3) Step-by-Step Method for Real Projects

  1. Define required return action. Determine whether the spring must only return position or also overcome seals, friction, gravity, pressure, or inertia.
  2. Collect the spring parameters. Get spring rate and preload from the supplier data sheet or test report.
  3. Determine displacement window. Identify minimum, nominal, and maximum travel where return force matters.
  4. Calculate force at each travel point. Use F = kx + preload.
  5. Subtract opposing loads. Obtain net force available for return motion.
  6. Apply safety factor. Common design targets are 1.2 to 2.0 depending on consequences of failure, duty cycle, and uncertainty.
  7. Verify stress and fatigue. A spring can meet force requirements and still fail early if stress is too high.

4) Worked Example

Assume a compression spring in a pneumatic valve return:

  • k = 18 N/mm
  • x = 6 mm at the point where closure must occur
  • preload = 15 N
  • opposing force from seal + flow effects = 75 N

Compute spring force:

F = (18 N/mm × 6 mm) + 15 N = 123 N

Net return force:

Fnet = 123 – 75 = 48 N

If your safety factor target is 1.4 against uncertainty in friction and contamination, check whether 48 N remains acceptable under degraded conditions. If not, increase k, preload, or travel; or reduce friction and seal drag.

5) Data Table: Typical Spring Rates by Application

Application Category Typical Spring Rate Range Common Force Window Notes
Consumer push-button mechanisms 0.2 to 2.0 N/mm 1 to 20 N Prioritizes tactile feel and cycle life over high load capacity.
Industrial valves and solenoid returns 3 to 30 N/mm 20 to 500 N Often includes preload for reliable reseating at low travel.
Automotive pedal and latch returns 5 to 50 N/mm 30 to 800 N Designed for wide temperature and contamination exposure.
Heavy machinery suspension and isolation springs 20 to 300 N/mm 0.5 to 20 kN Requires fatigue verification and dynamic response checks.

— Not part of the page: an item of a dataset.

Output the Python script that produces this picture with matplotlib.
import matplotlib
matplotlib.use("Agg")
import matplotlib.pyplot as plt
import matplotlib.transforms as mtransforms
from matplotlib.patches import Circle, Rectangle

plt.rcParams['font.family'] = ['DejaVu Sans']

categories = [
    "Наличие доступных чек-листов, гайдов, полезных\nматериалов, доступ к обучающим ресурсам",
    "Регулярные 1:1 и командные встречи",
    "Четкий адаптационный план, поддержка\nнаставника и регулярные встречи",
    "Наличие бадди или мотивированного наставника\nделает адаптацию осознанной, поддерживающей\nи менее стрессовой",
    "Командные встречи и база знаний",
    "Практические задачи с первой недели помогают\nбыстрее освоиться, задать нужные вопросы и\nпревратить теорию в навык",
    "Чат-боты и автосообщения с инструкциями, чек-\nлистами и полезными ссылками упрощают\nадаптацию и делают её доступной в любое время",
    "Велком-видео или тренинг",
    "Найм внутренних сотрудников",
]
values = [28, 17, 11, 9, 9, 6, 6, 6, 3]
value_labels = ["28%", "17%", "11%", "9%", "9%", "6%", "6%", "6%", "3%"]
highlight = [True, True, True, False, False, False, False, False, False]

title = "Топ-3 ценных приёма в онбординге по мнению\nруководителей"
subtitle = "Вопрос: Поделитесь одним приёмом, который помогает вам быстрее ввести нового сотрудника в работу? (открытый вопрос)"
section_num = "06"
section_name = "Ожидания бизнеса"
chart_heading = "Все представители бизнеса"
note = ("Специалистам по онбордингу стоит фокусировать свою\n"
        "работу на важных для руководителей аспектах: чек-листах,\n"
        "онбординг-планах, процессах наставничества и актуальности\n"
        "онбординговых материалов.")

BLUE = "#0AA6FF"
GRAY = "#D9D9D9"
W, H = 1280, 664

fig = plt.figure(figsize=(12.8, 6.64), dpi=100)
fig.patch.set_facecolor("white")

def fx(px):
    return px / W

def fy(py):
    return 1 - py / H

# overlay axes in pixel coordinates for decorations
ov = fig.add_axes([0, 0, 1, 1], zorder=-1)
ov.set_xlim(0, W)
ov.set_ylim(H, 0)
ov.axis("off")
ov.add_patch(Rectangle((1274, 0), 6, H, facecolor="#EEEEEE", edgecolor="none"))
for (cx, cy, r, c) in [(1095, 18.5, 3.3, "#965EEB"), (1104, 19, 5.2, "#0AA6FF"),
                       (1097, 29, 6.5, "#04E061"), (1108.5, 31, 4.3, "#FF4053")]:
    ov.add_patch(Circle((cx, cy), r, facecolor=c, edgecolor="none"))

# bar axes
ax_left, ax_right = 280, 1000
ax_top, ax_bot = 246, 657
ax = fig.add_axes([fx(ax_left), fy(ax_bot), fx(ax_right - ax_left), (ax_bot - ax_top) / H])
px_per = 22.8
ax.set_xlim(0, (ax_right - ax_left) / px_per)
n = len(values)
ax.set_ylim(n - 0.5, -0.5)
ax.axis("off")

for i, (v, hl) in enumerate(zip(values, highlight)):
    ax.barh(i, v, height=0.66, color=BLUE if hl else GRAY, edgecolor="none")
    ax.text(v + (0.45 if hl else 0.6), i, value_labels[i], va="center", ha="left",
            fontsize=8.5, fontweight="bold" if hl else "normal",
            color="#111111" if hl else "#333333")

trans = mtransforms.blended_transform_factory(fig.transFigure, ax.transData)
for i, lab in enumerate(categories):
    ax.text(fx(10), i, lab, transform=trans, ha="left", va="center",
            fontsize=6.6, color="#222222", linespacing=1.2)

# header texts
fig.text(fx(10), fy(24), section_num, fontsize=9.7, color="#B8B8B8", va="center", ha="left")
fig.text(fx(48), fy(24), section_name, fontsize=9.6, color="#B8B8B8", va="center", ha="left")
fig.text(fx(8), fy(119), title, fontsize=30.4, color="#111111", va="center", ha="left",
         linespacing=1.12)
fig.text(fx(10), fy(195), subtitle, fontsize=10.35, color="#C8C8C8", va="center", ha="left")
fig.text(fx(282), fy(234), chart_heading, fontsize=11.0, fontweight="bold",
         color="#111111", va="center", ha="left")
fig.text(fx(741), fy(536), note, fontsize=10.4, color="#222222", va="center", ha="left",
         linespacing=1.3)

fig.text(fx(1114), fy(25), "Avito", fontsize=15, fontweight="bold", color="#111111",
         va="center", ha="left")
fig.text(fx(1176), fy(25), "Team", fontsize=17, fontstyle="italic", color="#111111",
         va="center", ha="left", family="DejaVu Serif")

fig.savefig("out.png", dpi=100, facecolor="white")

These ranges represent values commonly seen in manufacturer catalogs and engineering handbooks. Final selection must always come from project-specific requirements and test validation.

6) Estimating Spring Rate from Geometry

If spring rate is unknown, you can estimate it for a helical compression spring using:

k = (Gd4) / (8D3n)

  • G = shear modulus of material
  • d = wire diameter
  • D = mean coil diameter
  • n = number of active coils

This equation is highly sensitive to wire diameter due to the fourth-power term. A small wire change can strongly alter force output.

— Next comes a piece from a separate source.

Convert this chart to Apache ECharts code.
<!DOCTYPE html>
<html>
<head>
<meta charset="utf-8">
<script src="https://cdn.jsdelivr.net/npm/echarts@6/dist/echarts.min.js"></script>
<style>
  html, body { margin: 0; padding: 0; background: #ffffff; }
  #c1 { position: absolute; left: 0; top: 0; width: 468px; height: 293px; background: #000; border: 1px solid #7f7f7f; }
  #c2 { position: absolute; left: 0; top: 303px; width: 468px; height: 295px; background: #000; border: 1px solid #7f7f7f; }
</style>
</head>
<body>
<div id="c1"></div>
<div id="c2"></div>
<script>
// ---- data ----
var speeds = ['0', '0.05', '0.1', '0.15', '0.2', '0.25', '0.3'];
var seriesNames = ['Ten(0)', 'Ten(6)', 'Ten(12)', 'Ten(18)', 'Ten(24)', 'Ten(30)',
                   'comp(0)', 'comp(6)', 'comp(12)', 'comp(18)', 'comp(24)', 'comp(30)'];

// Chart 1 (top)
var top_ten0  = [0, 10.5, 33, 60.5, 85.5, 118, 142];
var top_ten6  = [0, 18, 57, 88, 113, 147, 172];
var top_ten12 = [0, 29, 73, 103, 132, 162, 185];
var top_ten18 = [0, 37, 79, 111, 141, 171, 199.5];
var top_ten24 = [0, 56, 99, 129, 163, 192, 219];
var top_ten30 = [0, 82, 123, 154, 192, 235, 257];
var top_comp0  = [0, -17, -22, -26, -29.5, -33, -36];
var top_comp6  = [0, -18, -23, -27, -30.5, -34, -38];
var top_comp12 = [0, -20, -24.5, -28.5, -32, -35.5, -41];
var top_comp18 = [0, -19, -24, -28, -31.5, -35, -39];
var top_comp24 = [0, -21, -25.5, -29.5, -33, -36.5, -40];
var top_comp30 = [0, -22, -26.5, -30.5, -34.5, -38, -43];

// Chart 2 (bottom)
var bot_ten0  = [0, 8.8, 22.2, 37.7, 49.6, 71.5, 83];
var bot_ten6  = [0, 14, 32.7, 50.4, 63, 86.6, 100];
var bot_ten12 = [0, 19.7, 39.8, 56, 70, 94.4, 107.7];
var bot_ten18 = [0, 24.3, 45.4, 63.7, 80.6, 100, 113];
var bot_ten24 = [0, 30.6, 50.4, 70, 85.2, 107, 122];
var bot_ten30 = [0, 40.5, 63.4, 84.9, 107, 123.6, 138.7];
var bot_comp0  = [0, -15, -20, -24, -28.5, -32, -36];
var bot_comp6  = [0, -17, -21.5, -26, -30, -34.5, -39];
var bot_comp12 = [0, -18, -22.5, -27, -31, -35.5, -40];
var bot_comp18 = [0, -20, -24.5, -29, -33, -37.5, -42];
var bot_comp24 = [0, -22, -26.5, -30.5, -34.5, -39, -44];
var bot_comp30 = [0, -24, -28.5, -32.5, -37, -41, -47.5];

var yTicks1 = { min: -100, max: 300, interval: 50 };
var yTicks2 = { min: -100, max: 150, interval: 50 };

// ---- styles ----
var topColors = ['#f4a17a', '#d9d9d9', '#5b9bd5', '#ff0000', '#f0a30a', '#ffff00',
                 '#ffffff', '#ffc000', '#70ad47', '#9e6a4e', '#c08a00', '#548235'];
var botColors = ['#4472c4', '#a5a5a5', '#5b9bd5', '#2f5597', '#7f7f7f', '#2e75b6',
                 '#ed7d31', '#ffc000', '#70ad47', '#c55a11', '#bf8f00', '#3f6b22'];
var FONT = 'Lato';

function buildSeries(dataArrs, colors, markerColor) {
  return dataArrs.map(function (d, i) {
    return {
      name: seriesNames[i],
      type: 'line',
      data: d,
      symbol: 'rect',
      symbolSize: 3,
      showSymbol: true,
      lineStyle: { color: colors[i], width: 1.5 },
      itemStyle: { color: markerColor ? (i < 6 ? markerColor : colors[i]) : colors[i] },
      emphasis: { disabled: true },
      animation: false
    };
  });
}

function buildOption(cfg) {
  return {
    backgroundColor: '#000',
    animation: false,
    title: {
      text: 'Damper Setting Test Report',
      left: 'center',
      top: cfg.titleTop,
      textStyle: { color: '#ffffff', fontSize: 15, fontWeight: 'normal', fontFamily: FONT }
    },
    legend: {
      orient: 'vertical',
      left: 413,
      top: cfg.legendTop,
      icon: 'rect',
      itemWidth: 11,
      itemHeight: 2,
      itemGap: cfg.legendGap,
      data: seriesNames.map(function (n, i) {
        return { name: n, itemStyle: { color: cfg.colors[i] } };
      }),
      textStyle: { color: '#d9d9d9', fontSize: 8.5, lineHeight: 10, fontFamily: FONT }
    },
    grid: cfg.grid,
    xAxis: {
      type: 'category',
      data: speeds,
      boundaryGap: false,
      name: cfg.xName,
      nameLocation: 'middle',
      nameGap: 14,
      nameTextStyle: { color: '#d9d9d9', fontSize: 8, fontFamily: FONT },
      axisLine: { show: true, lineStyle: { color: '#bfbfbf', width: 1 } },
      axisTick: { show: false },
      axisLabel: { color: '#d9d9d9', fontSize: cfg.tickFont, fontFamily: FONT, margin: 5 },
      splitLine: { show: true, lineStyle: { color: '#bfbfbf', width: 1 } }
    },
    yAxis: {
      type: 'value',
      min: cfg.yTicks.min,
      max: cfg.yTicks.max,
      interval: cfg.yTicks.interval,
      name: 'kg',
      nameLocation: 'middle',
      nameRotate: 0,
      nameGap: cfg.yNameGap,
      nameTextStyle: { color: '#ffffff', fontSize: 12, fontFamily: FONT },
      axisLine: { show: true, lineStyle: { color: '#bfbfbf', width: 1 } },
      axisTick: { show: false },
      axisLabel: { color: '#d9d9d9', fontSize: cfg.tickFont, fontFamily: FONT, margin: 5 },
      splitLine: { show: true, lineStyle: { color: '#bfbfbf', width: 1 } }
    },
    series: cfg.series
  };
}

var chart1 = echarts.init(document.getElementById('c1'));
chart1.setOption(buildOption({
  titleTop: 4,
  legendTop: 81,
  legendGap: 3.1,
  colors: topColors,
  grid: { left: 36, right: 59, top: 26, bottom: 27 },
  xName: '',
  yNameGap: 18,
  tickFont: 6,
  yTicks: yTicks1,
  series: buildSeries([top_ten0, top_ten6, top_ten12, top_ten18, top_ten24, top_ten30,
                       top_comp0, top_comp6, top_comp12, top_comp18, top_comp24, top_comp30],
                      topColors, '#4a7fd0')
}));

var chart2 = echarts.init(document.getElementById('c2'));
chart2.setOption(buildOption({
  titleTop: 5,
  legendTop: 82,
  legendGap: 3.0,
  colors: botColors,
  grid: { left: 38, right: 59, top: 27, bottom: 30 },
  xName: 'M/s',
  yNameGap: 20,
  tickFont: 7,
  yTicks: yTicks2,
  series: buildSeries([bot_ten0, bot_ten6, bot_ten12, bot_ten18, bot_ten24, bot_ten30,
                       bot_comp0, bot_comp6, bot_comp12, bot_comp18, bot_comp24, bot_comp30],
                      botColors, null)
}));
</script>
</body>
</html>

7) Data Table: Material Properties Relevant to Spring Force

Spring Material Typical Shear Modulus G Typical Tensile Strength Range General Use Case
Music wire (ASTM A228) 79 to 82 GPa 2300 to 3000 MPa High strength, cost-effective, common in dynamic spring applications.
Stainless steel 302/304 spring wire 74 to 77 GPa 1700 to 2200 MPa Corrosion resistance with lower strength than music wire.
Phosphor bronze 41 to 46 GPa 550 to 900 MPa Electrical and corrosion-critical applications.
Chrome-silicon alloy steel 79 to 82 GPa 1900 to 2300 MPa High-temperature and high-cycle automotive duty.

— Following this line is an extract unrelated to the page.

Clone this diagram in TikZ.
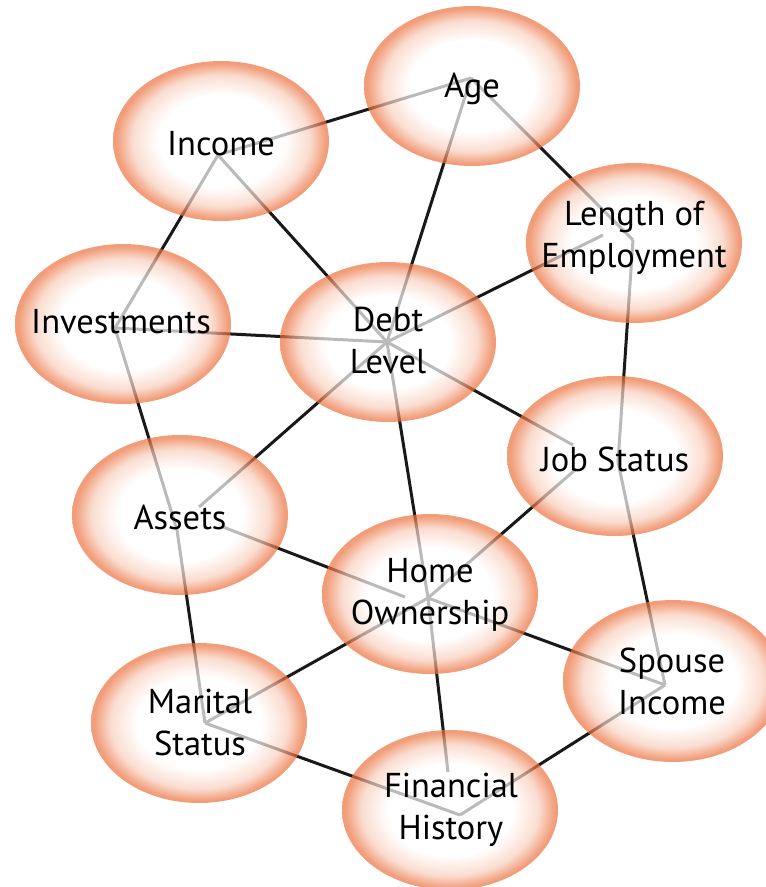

Property ranges vary by heat treatment, cold work, and manufacturing route, so use supplier-certified data for production calculations.

8) Dynamic Effects and Why Static Force Is Not Enough

Many spring return systems operate dynamically, not quasi-statically. In these systems, inertial load and damping can dominate behavior:

  • At higher speeds, required return force increases due to acceleration demand.
  • Friction may be velocity-dependent, especially with seals and lubricants.
  • Resonance can cause overshoot, bounce, or delayed seating.
  • Temperature shifts can change both spring modulus and friction coefficients.

For high-speed mechanisms, include a motion profile and use dynamic simulation or instrumented test rigs. A spring that passes static checks can still fail response-time requirements in operation.

9) Practical Validation Workflow

  1. Measure actual spring rate from force-deflection test points.
  2. Measure preload after assembly with tolerances included.
  3. Record opposing force across travel, not only at one point.
  4. Calculate minimum net return force in worst-case conditions.
  5. Cycle test for fatigue and force relaxation over life.
Engineering tip: If return reliability is safety-critical, evaluate minimum force at end-of-life, not beginning-of-life. Relaxation, wear, and contamination often reduce margin over time.

10) Common Mistakes to Avoid

  • Using nominal spring rate only and ignoring tolerance band.
  • Ignoring preload from installed length.
  • Calculating at one travel point instead of full stroke.
  • Skipping conversion checks between N/mm, N/m, and lb/in.
  • Assuming dry and lubricated friction are the same.
  • Designing near solid height without stress verification.

11) Reference Learning Sources

If you want to cross-check the physical model and educational explanations of elastic restoring force, see:

12) Final Design Checklist

Before releasing a design, confirm all items below:

  1. Spring rate validated by test or supplier certificate.
  2. Preload measured at installed geometry.
  3. Net return force positive at every required position.
  4. Safety factor documented for worst-case friction and tolerance stack-up.
  5. Fatigue and relaxation risk assessed for expected cycle count and environment.
  6. Units and conversion assumptions documented in calculation notes.

When used with correct units and realistic load assumptions, spring return force calculations are straightforward and very reliable. The calculator above gives you immediate estimates for design iteration, while the engineering process in this guide helps ensure those estimates become robust, production-ready decisions.